• DATA ENTRIES:
— Begin —

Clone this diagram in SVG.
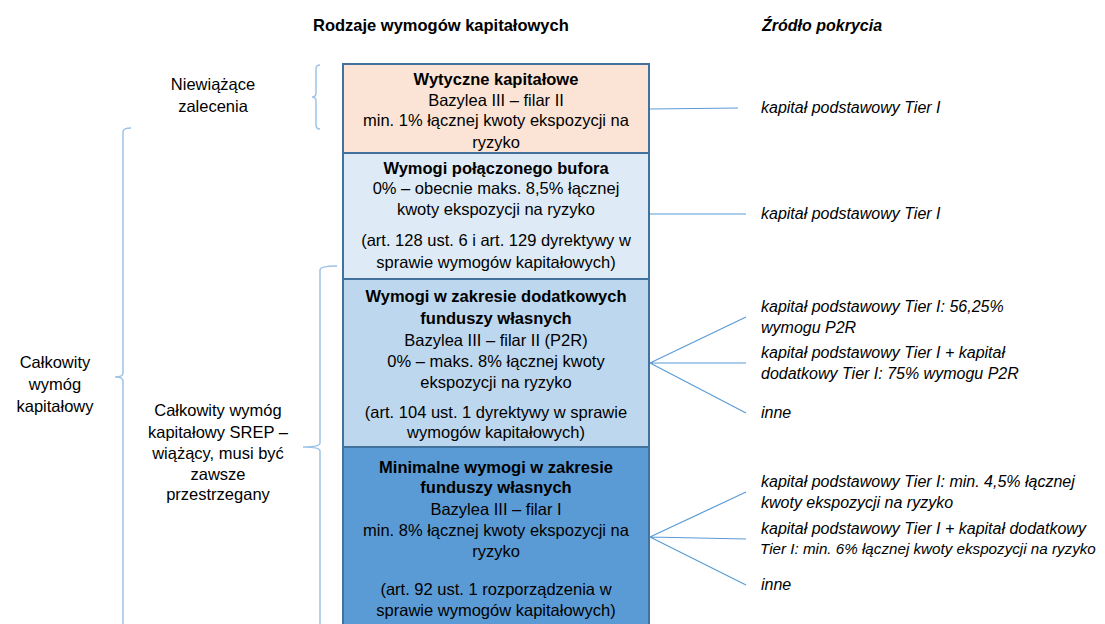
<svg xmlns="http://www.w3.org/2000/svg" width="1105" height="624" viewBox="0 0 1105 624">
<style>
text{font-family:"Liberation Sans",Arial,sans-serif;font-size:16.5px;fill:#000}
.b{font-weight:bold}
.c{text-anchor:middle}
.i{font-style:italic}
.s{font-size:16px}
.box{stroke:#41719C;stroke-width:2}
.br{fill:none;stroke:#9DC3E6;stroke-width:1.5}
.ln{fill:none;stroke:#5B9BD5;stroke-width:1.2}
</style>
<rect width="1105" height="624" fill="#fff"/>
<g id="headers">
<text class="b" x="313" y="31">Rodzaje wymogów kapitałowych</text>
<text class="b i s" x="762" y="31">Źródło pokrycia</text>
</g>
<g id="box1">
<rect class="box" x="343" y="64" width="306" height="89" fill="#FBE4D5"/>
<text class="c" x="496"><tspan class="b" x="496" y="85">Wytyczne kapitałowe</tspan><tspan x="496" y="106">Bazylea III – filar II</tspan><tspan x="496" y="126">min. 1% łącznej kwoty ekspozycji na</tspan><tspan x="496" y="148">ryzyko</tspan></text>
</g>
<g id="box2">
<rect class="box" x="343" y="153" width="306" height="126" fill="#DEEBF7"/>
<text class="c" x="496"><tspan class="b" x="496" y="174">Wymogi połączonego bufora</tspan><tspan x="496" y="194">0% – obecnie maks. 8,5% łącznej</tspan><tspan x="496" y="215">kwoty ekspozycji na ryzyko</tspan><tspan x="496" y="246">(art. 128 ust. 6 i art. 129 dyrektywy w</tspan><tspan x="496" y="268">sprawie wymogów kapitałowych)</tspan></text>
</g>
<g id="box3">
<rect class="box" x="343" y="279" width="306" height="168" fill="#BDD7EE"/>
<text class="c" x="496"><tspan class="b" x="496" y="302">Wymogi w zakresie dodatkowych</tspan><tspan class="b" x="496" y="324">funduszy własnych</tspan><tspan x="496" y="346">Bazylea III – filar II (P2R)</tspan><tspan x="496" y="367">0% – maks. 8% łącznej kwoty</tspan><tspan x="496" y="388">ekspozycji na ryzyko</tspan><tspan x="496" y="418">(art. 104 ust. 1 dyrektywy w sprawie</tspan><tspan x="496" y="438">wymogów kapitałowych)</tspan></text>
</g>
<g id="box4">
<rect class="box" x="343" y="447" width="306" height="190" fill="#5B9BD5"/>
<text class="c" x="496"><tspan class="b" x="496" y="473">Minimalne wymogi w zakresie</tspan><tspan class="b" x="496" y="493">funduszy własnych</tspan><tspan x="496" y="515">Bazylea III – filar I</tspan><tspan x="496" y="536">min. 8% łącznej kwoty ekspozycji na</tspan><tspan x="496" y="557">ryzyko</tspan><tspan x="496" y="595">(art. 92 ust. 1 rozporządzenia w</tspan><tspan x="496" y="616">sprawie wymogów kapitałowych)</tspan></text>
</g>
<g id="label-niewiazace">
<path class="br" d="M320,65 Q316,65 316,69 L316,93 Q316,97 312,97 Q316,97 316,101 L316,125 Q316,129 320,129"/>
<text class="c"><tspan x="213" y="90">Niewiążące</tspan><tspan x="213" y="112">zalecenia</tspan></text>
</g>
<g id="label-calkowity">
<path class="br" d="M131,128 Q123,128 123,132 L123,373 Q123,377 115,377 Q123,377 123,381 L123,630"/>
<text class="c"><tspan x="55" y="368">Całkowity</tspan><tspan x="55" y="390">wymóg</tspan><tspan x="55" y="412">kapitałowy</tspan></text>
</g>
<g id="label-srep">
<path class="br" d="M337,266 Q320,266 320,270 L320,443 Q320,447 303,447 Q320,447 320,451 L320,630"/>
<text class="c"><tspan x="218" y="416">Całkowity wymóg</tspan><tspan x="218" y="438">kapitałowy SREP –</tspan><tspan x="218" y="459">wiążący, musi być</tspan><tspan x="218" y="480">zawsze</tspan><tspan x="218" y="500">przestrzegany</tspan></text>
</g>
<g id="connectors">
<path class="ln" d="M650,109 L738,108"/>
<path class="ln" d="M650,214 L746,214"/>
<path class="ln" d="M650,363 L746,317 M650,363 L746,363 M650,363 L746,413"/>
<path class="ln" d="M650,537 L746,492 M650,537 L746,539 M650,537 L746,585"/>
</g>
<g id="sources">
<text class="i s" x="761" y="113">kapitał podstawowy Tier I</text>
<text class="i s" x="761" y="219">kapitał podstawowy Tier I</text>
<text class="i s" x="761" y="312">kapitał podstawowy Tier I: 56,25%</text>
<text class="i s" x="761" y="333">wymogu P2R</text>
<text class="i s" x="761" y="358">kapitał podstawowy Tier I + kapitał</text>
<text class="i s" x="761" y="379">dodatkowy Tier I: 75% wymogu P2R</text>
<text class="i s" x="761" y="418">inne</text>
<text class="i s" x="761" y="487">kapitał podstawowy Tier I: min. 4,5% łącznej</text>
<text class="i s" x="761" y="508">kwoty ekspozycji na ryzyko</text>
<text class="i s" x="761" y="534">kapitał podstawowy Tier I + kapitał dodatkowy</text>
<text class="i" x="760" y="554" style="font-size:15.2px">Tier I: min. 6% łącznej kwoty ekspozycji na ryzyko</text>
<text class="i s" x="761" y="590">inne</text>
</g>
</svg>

— End —
— Begin —

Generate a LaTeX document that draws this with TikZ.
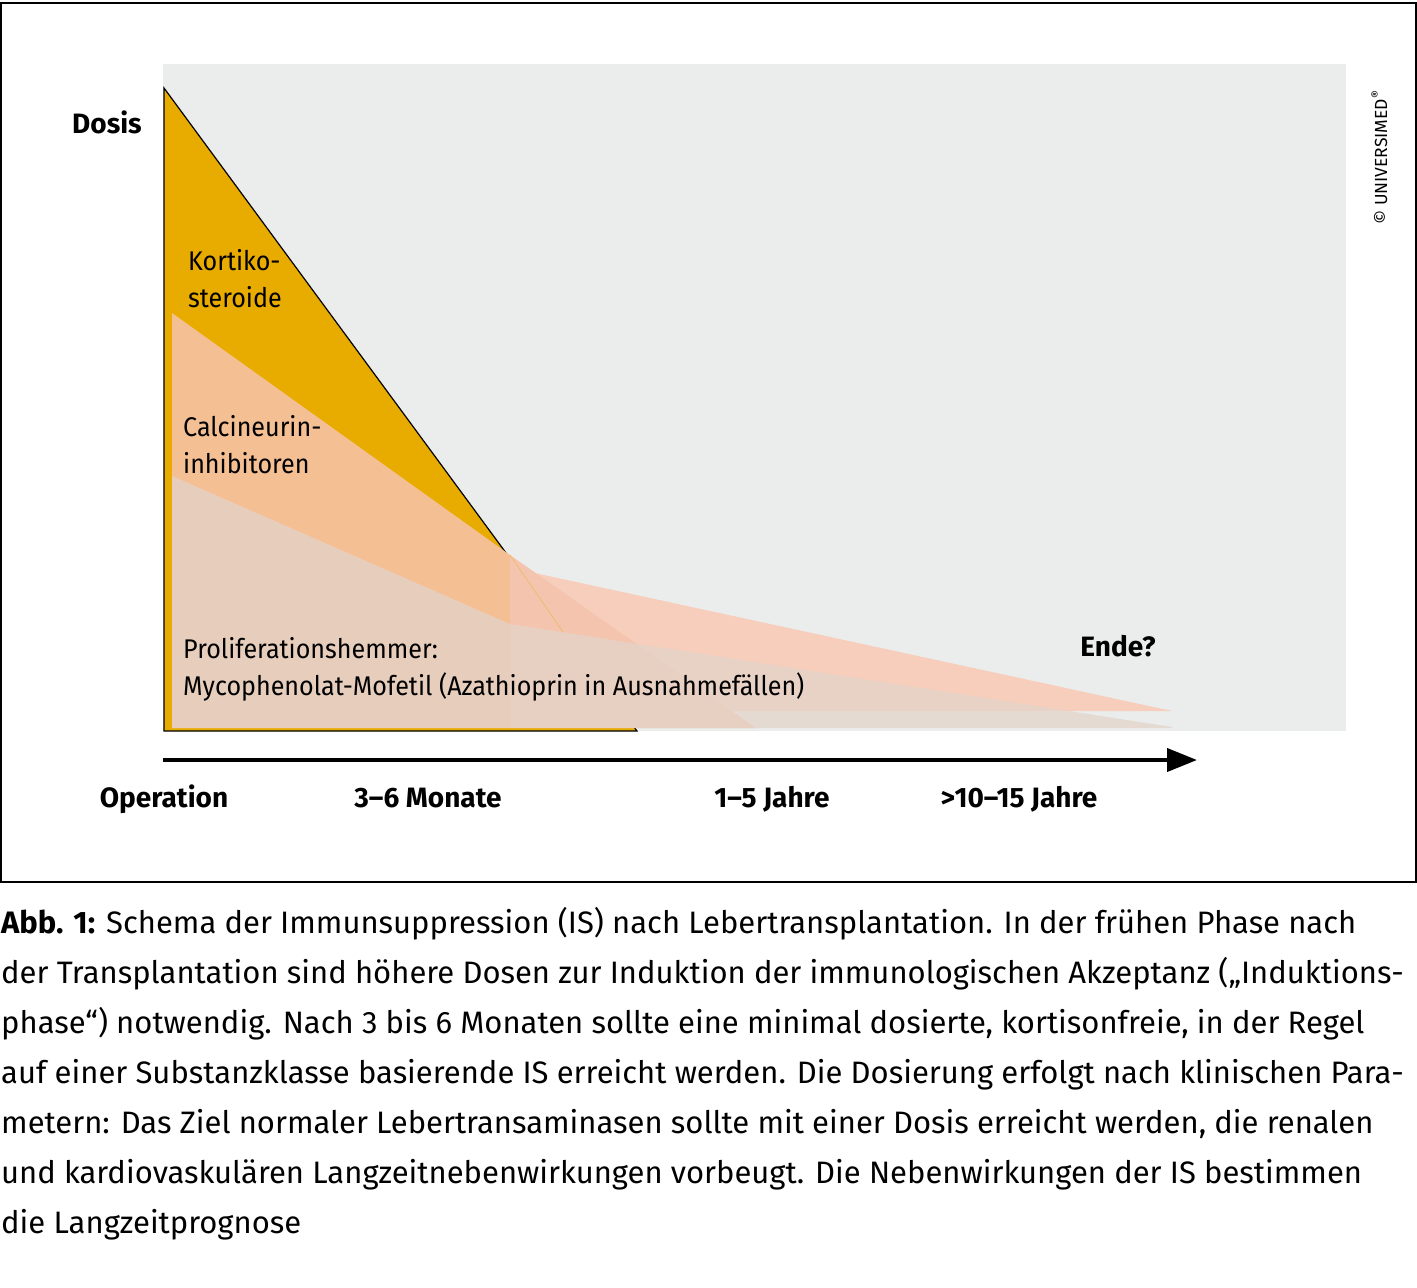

— End —
— Begin —

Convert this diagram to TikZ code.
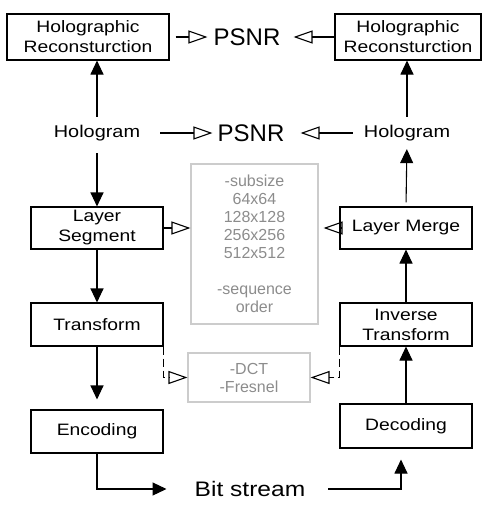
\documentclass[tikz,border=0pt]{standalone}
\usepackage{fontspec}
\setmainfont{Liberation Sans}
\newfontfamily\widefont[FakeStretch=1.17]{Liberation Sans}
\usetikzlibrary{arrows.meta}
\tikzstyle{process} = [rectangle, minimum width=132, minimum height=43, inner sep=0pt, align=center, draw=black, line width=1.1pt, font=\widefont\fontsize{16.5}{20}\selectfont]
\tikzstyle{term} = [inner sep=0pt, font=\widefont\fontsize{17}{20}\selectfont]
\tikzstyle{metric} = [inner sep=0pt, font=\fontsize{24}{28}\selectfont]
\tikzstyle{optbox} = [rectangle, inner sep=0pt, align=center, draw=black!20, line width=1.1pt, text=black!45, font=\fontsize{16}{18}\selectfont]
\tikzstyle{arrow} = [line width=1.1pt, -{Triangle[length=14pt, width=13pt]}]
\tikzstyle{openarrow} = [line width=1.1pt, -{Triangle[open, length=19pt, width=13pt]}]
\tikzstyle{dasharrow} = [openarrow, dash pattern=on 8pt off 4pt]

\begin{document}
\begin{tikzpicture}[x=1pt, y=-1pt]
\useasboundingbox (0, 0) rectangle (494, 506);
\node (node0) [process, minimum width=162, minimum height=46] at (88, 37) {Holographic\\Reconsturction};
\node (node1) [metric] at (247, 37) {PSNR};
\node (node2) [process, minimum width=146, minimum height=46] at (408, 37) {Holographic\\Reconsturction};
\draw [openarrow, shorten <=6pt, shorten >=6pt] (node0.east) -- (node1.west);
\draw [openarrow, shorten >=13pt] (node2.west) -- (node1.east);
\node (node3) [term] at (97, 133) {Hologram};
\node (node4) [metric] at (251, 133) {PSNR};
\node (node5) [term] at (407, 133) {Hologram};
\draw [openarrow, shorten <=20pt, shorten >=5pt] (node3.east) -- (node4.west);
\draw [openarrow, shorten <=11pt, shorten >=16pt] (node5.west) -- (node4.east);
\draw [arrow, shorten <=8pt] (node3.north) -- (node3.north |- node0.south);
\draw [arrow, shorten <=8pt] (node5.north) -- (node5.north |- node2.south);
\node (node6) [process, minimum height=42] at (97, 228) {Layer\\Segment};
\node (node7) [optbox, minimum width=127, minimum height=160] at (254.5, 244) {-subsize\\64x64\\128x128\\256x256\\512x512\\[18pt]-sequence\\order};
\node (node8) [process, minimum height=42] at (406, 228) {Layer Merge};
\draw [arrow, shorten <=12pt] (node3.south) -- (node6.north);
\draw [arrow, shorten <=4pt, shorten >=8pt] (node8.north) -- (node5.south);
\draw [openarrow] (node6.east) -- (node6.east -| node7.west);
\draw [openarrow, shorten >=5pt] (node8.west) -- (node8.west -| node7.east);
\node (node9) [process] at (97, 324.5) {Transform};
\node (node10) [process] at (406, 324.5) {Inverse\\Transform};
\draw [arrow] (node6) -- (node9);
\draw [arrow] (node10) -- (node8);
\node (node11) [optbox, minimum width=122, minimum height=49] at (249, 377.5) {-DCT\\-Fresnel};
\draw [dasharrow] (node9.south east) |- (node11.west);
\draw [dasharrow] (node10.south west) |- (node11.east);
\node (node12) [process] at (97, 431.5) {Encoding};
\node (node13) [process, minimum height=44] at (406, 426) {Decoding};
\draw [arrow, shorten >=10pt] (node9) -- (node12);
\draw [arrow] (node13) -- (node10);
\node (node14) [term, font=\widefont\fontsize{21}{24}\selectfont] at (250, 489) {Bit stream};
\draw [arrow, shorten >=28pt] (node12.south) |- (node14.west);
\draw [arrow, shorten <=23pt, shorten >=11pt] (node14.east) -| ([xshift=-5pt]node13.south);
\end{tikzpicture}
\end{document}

— End —

• AIM: Sift through the entries and copy every line with "diagram".

• RESPONSE TO THE TASK:
Clone this diagram in SVG.
Convert this diagram to TikZ code.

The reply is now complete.